> **What the task asks**: Below is some material; set it all down exactly, apart from the pictures.

> **Supplied material**:
================================

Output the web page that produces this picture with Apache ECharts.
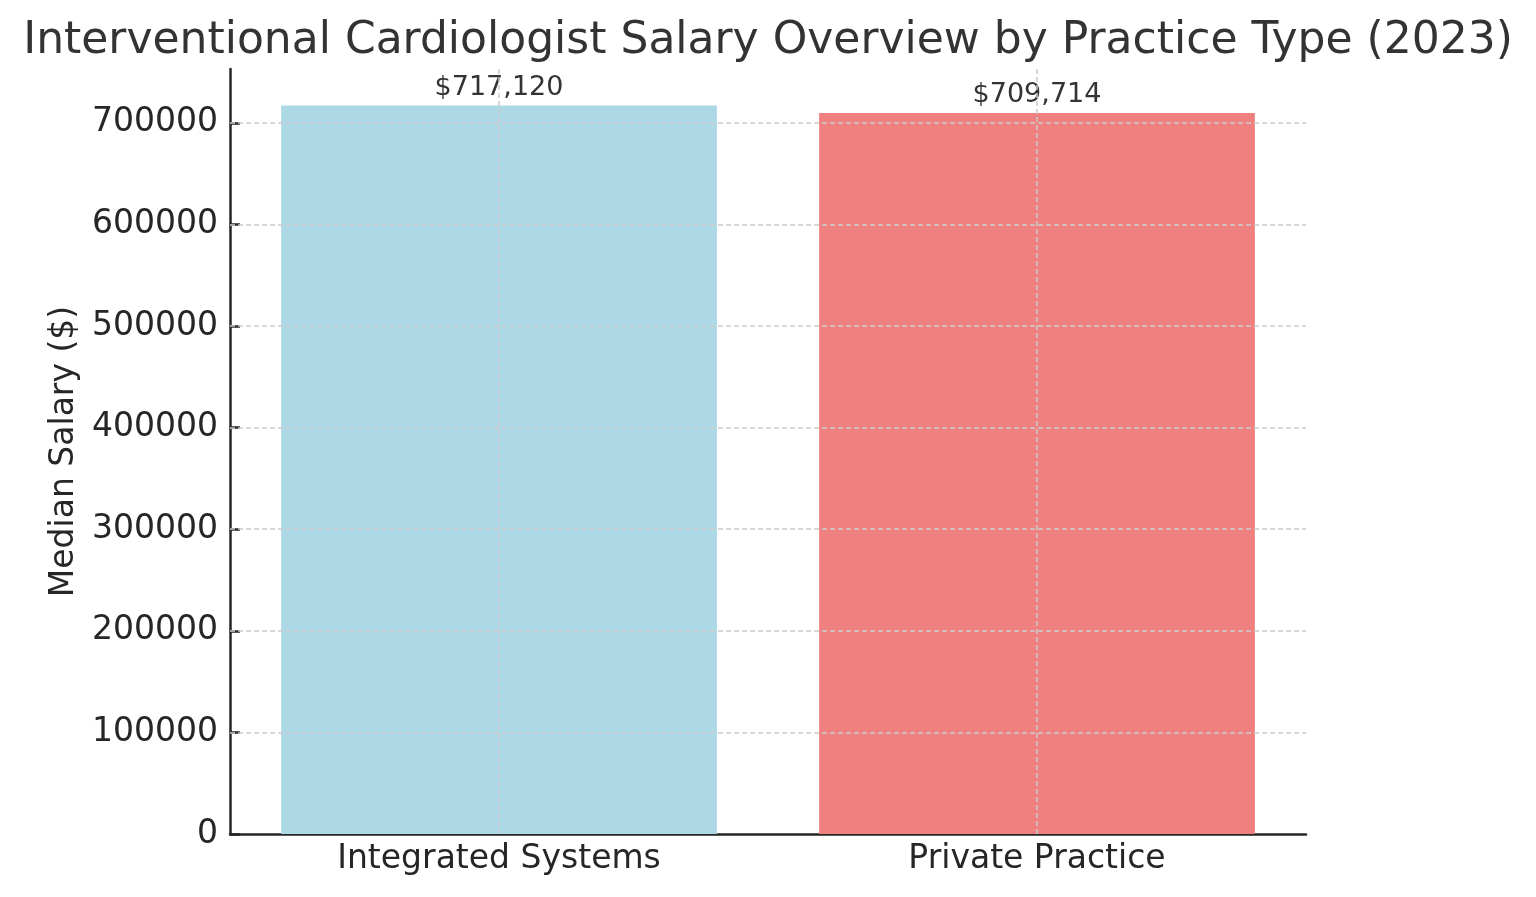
<!DOCTYPE html>
<html>
<head>
<meta charset="utf-8">
<script src="https://cdn.jsdelivr.net/npm/echarts@6/dist/echarts.min.js"></script>
<style>
  html, body { margin: 0; padding: 0; background: #fff; }
  #main { width: 1536px; height: 897px; }
</style>
</head>
<body>
<div id="main"></div>
<script>
// data
var categories = ['Integrated Systems', 'Private Practice'];
var salaries = [717120, 709714];
var barColors = ['#ADD8E6', '#F08080'];
var yTicks = [0, 100000, 200000, 300000, 400000, 500000, 600000, 700000];

var font = 'DejaVu Sans';
var gridColor = '#cccccc';
var inkColor = '#262626';

// bars with their own colour
var barData = salaries.map(function (v, i) {
  return { value: v, itemStyle: { color: barColors[i] } };
});

// grid lines drawn on top of the bars, like the original
var gridLines = [];
yTicks.forEach(function (t) {
  if (t > 0) gridLines.push({ yAxis: t });
});
categories.forEach(function (c) {
  gridLines.push({ xAxis: c });
});

var chart = echarts.init(document.getElementById('main'));
chart.setOption({
  backgroundColor: '#fff',
  animation: false,
  textStyle: { fontFamily: font },
  title: {
    text: 'Interventional Cardiologist Salary Overview by Practice Type (2023)',
    left: 'center',
    top: 15,
    textStyle: { fontFamily: font, fontSize: 44, fontWeight: 'normal', color: '#333' }
  },
  grid: { left: 230, right: 230, top: 69, bottom: 63 },
  xAxis: {
    type: 'category',
    data: categories,
    axisLine: { show: true, lineStyle: { color: inkColor, width: 2.5 } },
    axisTick: { show: true, inside: true, alignWithLabel: true, length: 10, lineStyle: { color: inkColor, width: 2.5 } },
    axisLabel: { fontFamily: font, fontSize: 33, color: inkColor, margin: 9 },
    splitLine: { show: false }
  },
  yAxis: {
    type: 'value',
    min: 0,
    max: salaries[0] * 1.05,
    interval: 100000,
    name: 'Median Salary ($)',
    nameLocation: 'middle',
    nameGap: 148,
    nameTextStyle: { fontFamily: font, fontSize: 33, color: inkColor },
    axisLine: { show: true, lineStyle: { color: inkColor, width: 2.5 } },
    axisTick: { show: true, inside: true, length: 10, customValues: yTicks, lineStyle: { color: inkColor, width: 2.5 } },
    axisLabel: {
      fontFamily: font, fontSize: 33, color: inkColor, margin: 12, customValues: yTicks,
      formatter: function (v) { return String(v); }
    },
    splitLine: { show: false }
  },
  series: [{
    type: 'bar',
    data: barData,
    barWidth: '81%',
    label: {
      show: true,
      position: 'top',
      distance: 4,
      fontFamily: font,
      fontSize: 27,
      color: '#333',
      formatter: function (p) { return '$' + p.value.toLocaleString('en-US'); }
    },
    markLine: {
      silent: true,
      symbol: 'none',
      label: { show: false },
      lineStyle: { color: gridColor, type: [5, 3], width: 1.5 },
      data: gridLines
    }
  }]
});
</script>
</body>
</html>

================================

> **Response to this task**:
Output the web page that produces this picture with Apache ECharts.
<!DOCTYPE html>
<html>
<head>
<meta charset="utf-8">
<script src="https://cdn.jsdelivr.net/npm/echarts@6/dist/echarts.min.js"></script>
<style>
  html, body { margin: 0; padding: 0; background: #fff; }
  #main { width: 1536px; height: 897px; }
</style>
</head>
<body>
<div id="main"></div>
<script>
// data
var categories = ['Integrated Systems', 'Private Practice'];
var salaries = [717120, 709714];
var barColors = ['#ADD8E6', '#F08080'];
var yTicks = [0, 100000, 200000, 300000, 400000, 500000, 600000, 700000];

var font = 'DejaVu Sans';
var gridColor = '#cccccc';
var inkColor = '#262626';

// bars with their own colour
var barData = salaries.map(function (v, i) {
  return { value: v, itemStyle: { color: barColors[i] } };
});

// grid lines drawn on top of the bars, like the original
var gridLines = [];
yTicks.forEach(function (t) {
  if (t > 0) gridLines.push({ yAxis: t });
});
categories.forEach(function (c) {
  gridLines.push({ xAxis: c });
});

var chart = echarts.init(document.getElementById('main'));
chart.setOption({
  backgroundColor: '#fff',
  animation: false,
  textStyle: { fontFamily: font },
  title: {
    text: 'Interventional Cardiologist Salary Overview by Practice Type (2023)',
    left: 'center',
    top: 15,
    textStyle: { fontFamily: font, fontSize: 44, fontWeight: 'normal', color: '#333' }
  },
  grid: { left: 230, right: 230, top: 69, bottom: 63 },
  xAxis: {
    type: 'category',
    data: categories,
    axisLine: { show: true, lineStyle: { color: inkColor, width: 2.5 } },
    axisTick: { show: true, inside: true, alignWithLabel: true, length: 10, lineStyle: { color: inkColor, width: 2.5 } },
    axisLabel: { fontFamily: font, fontSize: 33, color: inkColor, margin: 9 },
    splitLine: { show: false }
  },
  yAxis: {
    type: 'value',
    min: 0,
    max: salaries[0] * 1.05,
    interval: 100000,
    name: 'Median Salary ($)',
    nameLocation: 'middle',
    nameGap: 148,
    nameTextStyle: { fontFamily: font, fontSize: 33, color: inkColor },
    axisLine: { show: true, lineStyle: { color: inkColor, width: 2.5 } },
    axisTick: { show: true, inside: true, length: 10, customValues: yTicks, lineStyle: { color: inkColor, width: 2.5 } },
    axisLabel: {
      fontFamily: font, fontSize: 33, color: inkColor, margin: 12, customValues: yTicks,
      formatter: function (v) { return String(v); }
    },
    splitLine: { show: false }
  },
  series: [{
    type: 'bar',
    data: barData,
    barWidth: '81%',
    label: {
      show: true,
      position: 'top',
      distance: 4,
      fontFamily: font,
      fontSize: 27,
      color: '#333',
      formatter: function (p) { return '$' + p.value.toLocaleString('en-US'); }
    },
    markLine: {
      silent: true,
      symbol: 'none',
      label: { show: false },
      lineStyle: { color: gridColor, type: [5, 3], width: 1.5 },
      data: gridLines
    }
  }]
});
</script>
</body>
</html>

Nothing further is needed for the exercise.